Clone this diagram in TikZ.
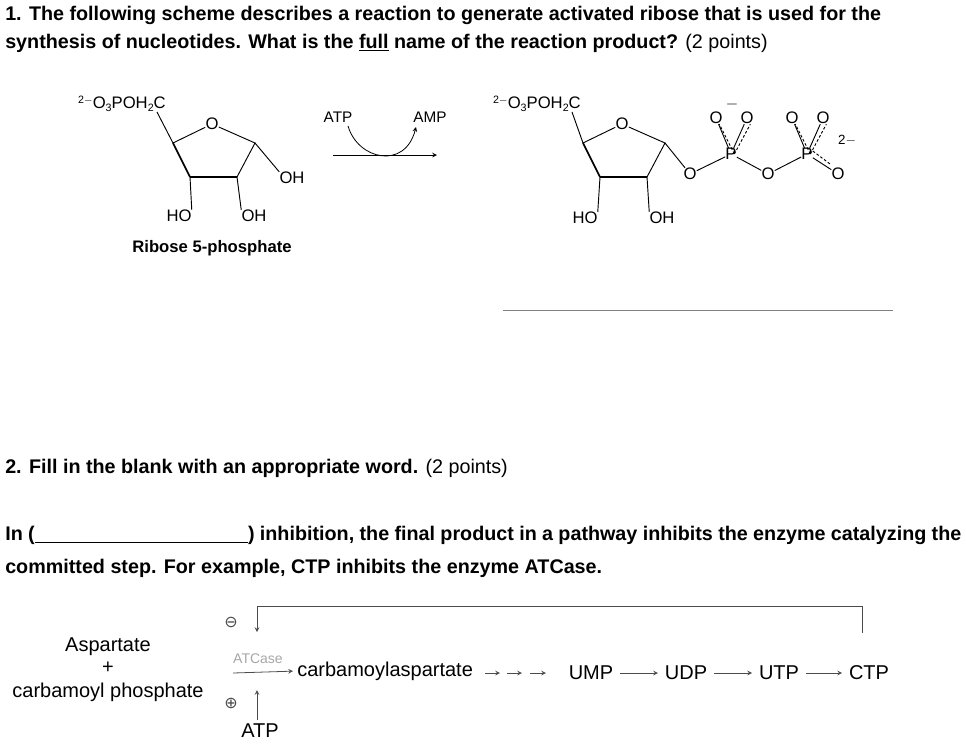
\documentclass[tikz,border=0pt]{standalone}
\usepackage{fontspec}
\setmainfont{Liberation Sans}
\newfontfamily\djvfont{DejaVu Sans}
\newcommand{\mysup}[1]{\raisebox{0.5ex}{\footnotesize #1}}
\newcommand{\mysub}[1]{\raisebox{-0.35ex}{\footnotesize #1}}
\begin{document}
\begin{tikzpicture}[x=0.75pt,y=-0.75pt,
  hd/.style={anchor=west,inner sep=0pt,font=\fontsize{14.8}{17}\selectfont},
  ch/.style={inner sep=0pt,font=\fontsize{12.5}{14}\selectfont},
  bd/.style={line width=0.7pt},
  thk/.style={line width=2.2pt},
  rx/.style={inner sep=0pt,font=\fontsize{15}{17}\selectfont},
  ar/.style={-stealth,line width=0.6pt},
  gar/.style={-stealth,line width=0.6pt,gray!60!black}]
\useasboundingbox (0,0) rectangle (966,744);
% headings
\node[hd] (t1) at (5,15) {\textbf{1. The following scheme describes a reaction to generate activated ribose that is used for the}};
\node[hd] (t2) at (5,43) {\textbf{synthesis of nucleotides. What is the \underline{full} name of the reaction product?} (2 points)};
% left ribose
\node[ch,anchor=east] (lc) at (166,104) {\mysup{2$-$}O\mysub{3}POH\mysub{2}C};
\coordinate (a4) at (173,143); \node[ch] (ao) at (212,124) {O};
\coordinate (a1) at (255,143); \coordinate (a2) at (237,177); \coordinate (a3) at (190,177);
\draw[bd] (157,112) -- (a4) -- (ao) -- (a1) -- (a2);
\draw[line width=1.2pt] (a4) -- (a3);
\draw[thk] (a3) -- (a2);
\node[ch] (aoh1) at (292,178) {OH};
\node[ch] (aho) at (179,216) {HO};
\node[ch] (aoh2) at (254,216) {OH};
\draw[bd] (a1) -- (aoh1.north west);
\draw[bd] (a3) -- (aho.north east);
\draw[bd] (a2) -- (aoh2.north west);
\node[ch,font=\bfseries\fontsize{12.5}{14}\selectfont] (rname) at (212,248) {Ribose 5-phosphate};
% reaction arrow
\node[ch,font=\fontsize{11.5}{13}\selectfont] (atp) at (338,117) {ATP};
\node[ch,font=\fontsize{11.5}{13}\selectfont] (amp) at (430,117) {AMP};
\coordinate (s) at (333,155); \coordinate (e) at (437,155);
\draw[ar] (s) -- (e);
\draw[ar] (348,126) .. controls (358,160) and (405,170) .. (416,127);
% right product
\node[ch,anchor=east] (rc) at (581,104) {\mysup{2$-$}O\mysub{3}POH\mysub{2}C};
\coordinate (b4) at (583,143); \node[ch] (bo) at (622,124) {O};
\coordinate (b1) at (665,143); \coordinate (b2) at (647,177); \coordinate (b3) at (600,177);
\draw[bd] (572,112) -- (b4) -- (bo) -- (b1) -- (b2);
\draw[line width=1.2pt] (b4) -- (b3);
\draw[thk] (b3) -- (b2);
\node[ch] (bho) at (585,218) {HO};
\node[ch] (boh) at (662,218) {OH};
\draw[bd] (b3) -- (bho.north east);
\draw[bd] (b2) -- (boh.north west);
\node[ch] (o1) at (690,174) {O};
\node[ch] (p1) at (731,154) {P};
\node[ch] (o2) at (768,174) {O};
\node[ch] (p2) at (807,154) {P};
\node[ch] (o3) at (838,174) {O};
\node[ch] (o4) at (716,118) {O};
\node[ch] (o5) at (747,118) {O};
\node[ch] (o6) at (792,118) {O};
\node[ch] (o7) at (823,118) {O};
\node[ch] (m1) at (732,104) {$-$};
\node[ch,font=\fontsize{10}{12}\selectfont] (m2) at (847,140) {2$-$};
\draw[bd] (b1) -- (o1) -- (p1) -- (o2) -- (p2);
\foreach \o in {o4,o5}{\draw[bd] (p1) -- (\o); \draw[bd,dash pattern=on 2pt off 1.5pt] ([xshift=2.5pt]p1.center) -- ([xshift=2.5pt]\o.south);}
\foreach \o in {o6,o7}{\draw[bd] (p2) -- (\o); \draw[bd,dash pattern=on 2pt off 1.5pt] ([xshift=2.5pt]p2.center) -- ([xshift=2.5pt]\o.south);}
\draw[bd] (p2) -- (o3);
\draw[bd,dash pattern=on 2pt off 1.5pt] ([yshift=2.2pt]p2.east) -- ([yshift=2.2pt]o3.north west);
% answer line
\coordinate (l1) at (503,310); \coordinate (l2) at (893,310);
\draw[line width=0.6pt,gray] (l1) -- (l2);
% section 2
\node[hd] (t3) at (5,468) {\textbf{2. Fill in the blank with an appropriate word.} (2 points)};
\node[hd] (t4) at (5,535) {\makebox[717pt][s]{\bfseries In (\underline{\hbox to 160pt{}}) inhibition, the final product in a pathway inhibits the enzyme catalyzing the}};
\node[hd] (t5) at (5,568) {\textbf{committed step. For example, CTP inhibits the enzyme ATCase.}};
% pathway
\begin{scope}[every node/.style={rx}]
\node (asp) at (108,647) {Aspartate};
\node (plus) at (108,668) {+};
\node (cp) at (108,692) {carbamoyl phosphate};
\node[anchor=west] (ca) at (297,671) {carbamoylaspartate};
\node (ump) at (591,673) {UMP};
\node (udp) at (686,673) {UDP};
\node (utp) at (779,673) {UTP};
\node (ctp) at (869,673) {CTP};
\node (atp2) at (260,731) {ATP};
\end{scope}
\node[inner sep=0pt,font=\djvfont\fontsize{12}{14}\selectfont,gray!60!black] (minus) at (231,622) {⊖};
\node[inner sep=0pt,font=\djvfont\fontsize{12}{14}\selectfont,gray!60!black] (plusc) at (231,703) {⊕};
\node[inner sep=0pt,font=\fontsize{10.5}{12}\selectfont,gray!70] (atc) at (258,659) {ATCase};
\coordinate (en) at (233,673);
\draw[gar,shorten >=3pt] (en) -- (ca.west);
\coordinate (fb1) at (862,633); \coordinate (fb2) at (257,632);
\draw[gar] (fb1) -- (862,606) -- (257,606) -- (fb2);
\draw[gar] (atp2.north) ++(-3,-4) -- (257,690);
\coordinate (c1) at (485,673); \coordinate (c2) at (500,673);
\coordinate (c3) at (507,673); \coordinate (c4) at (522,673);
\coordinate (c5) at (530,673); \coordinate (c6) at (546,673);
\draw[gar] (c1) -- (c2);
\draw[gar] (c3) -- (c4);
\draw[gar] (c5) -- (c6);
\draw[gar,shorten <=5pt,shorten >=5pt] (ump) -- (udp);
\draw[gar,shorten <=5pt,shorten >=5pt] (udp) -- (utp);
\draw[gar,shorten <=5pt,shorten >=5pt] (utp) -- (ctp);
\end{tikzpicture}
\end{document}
........
▸ **Problem**: Make an exact copy of the whole listing, but don't bring over any pictures.

▸ **Written answer**:
Clone this diagram in TikZ.
\documentclass[tikz,border=0pt]{standalone}
\usepackage{fontspec}
\setmainfont{Liberation Sans}
\newfontfamily\djvfont{DejaVu Sans}
\newcommand{\mysup}[1]{\raisebox{0.5ex}{\footnotesize #1}}
\newcommand{\mysub}[1]{\raisebox{-0.35ex}{\footnotesize #1}}
\begin{document}
\begin{tikzpicture}[x=0.75pt,y=-0.75pt,
  hd/.style={anchor=west,inner sep=0pt,font=\fontsize{14.8}{17}\selectfont},
  ch/.style={inner sep=0pt,font=\fontsize{12.5}{14}\selectfont},
  bd/.style={line width=0.7pt},
  thk/.style={line width=2.2pt},
  rx/.style={inner sep=0pt,font=\fontsize{15}{17}\selectfont},
  ar/.style={-stealth,line width=0.6pt},
  gar/.style={-stealth,line width=0.6pt,gray!60!black}]
\useasboundingbox (0,0) rectangle (966,744);
% headings
\node[hd] (t1) at (5,15) {\textbf{1. The following scheme describes a reaction to generate activated ribose that is used for the}};
\node[hd] (t2) at (5,43) {\textbf{synthesis of nucleotides. What is the \underline{full} name of the reaction product?} (2 points)};
% left ribose
\node[ch,anchor=east] (lc) at (166,104) {\mysup{2$-$}O\mysub{3}POH\mysub{2}C};
\coordinate (a4) at (173,143); \node[ch] (ao) at (212,124) {O};
\coordinate (a1) at (255,143); \coordinate (a2) at (237,177); \coordinate (a3) at (190,177);
\draw[bd] (157,112) -- (a4) -- (ao) -- (a1) -- (a2);
\draw[line width=1.2pt] (a4) -- (a3);
\draw[thk] (a3) -- (a2);
\node[ch] (aoh1) at (292,178) {OH};
\node[ch] (aho) at (179,216) {HO};
\node[ch] (aoh2) at (254,216) {OH};
\draw[bd] (a1) -- (aoh1.north west);
\draw[bd] (a3) -- (aho.north east);
\draw[bd] (a2) -- (aoh2.north west);
\node[ch,font=\bfseries\fontsize{12.5}{14}\selectfont] (rname) at (212,248) {Ribose 5-phosphate};
% reaction arrow
\node[ch,font=\fontsize{11.5}{13}\selectfont] (atp) at (338,117) {ATP};
\node[ch,font=\fontsize{11.5}{13}\selectfont] (amp) at (430,117) {AMP};
\coordinate (s) at (333,155); \coordinate (e) at (437,155);
\draw[ar] (s) -- (e);
\draw[ar] (348,126) .. controls (358,160) and (405,170) .. (416,127);
% right product
\node[ch,anchor=east] (rc) at (581,104) {\mysup{2$-$}O\mysub{3}POH\mysub{2}C};
\coordinate (b4) at (583,143); \node[ch] (bo) at (622,124) {O};
\coordinate (b1) at (665,143); \coordinate (b2) at (647,177); \coordinate (b3) at (600,177);
\draw[bd] (572,112) -- (b4) -- (bo) -- (b1) -- (b2);
\draw[line width=1.2pt] (b4) -- (b3);
\draw[thk] (b3) -- (b2);
\node[ch] (bho) at (585,218) {HO};
\node[ch] (boh) at (662,218) {OH};
\draw[bd] (b3) -- (bho.north east);
\draw[bd] (b2) -- (boh.north west);
\node[ch] (o1) at (690,174) {O};
\node[ch] (p1) at (731,154) {P};
\node[ch] (o2) at (768,174) {O};
\node[ch] (p2) at (807,154) {P};
\node[ch] (o3) at (838,174) {O};
\node[ch] (o4) at (716,118) {O};
\node[ch] (o5) at (747,118) {O};
\node[ch] (o6) at (792,118) {O};
\node[ch] (o7) at (823,118) {O};
\node[ch] (m1) at (732,104) {$-$};
\node[ch,font=\fontsize{10}{12}\selectfont] (m2) at (847,140) {2$-$};
\draw[bd] (b1) -- (o1) -- (p1) -- (o2) -- (p2);
\foreach \o in {o4,o5}{\draw[bd] (p1) -- (\o); \draw[bd,dash pattern=on 2pt off 1.5pt] ([xshift=2.5pt]p1.center) -- ([xshift=2.5pt]\o.south);}
\foreach \o in {o6,o7}{\draw[bd] (p2) -- (\o); \draw[bd,dash pattern=on 2pt off 1.5pt] ([xshift=2.5pt]p2.center) -- ([xshift=2.5pt]\o.south);}
\draw[bd] (p2) -- (o3);
\draw[bd,dash pattern=on 2pt off 1.5pt] ([yshift=2.2pt]p2.east) -- ([yshift=2.2pt]o3.north west);
% answer line
\coordinate (l1) at (503,310); \coordinate (l2) at (893,310);
\draw[line width=0.6pt,gray] (l1) -- (l2);
% section 2
\node[hd] (t3) at (5,468) {\textbf{2. Fill in the blank with an appropriate word.} (2 points)};
\node[hd] (t4) at (5,535) {\makebox[717pt][s]{\bfseries In (\underline{\hbox to 160pt{}}) inhibition, the final product in a pathway inhibits the enzyme catalyzing the}};
\node[hd] (t5) at (5,568) {\textbf{committed step. For example, CTP inhibits the enzyme ATCase.}};
% pathway
\begin{scope}[every node/.style={rx}]
\node (asp) at (108,647) {Aspartate};
\node (plus) at (108,668) {+};
\node (cp) at (108,692) {carbamoyl phosphate};
\node[anchor=west] (ca) at (297,671) {carbamoylaspartate};
\node (ump) at (591,673) {UMP};
\node (udp) at (686,673) {UDP};
\node (utp) at (779,673) {UTP};
\node (ctp) at (869,673) {CTP};
\node (atp2) at (260,731) {ATP};
\end{scope}
\node[inner sep=0pt,font=\djvfont\fontsize{12}{14}\selectfont,gray!60!black] (minus) at (231,622) {⊖};
\node[inner sep=0pt,font=\djvfont\fontsize{12}{14}\selectfont,gray!60!black] (plusc) at (231,703) {⊕};
\node[inner sep=0pt,font=\fontsize{10.5}{12}\selectfont,gray!70] (atc) at (258,659) {ATCase};
\coordinate (en) at (233,673);
\draw[gar,shorten >=3pt] (en) -- (ca.west);
\coordinate (fb1) at (862,633); \coordinate (fb2) at (257,632);
\draw[gar] (fb1) -- (862,606) -- (257,606) -- (fb2);
\draw[gar] (atp2.north) ++(-3,-4) -- (257,690);
\coordinate (c1) at (485,673); \coordinate (c2) at (500,673);
\coordinate (c3) at (507,673); \coordinate (c4) at (522,673);
\coordinate (c5) at (530,673); \coordinate (c6) at (546,673);
\draw[gar] (c1) -- (c2);
\draw[gar] (c3) -- (c4);
\draw[gar] (c5) -- (c6);
\draw[gar,shorten <=5pt,shorten >=5pt] (ump) -- (udp);
\draw[gar,shorten <=5pt,shorten >=5pt] (udp) -- (utp);
\draw[gar,shorten <=5pt,shorten >=5pt] (utp) -- (ctp);
\end{tikzpicture}
\end{document}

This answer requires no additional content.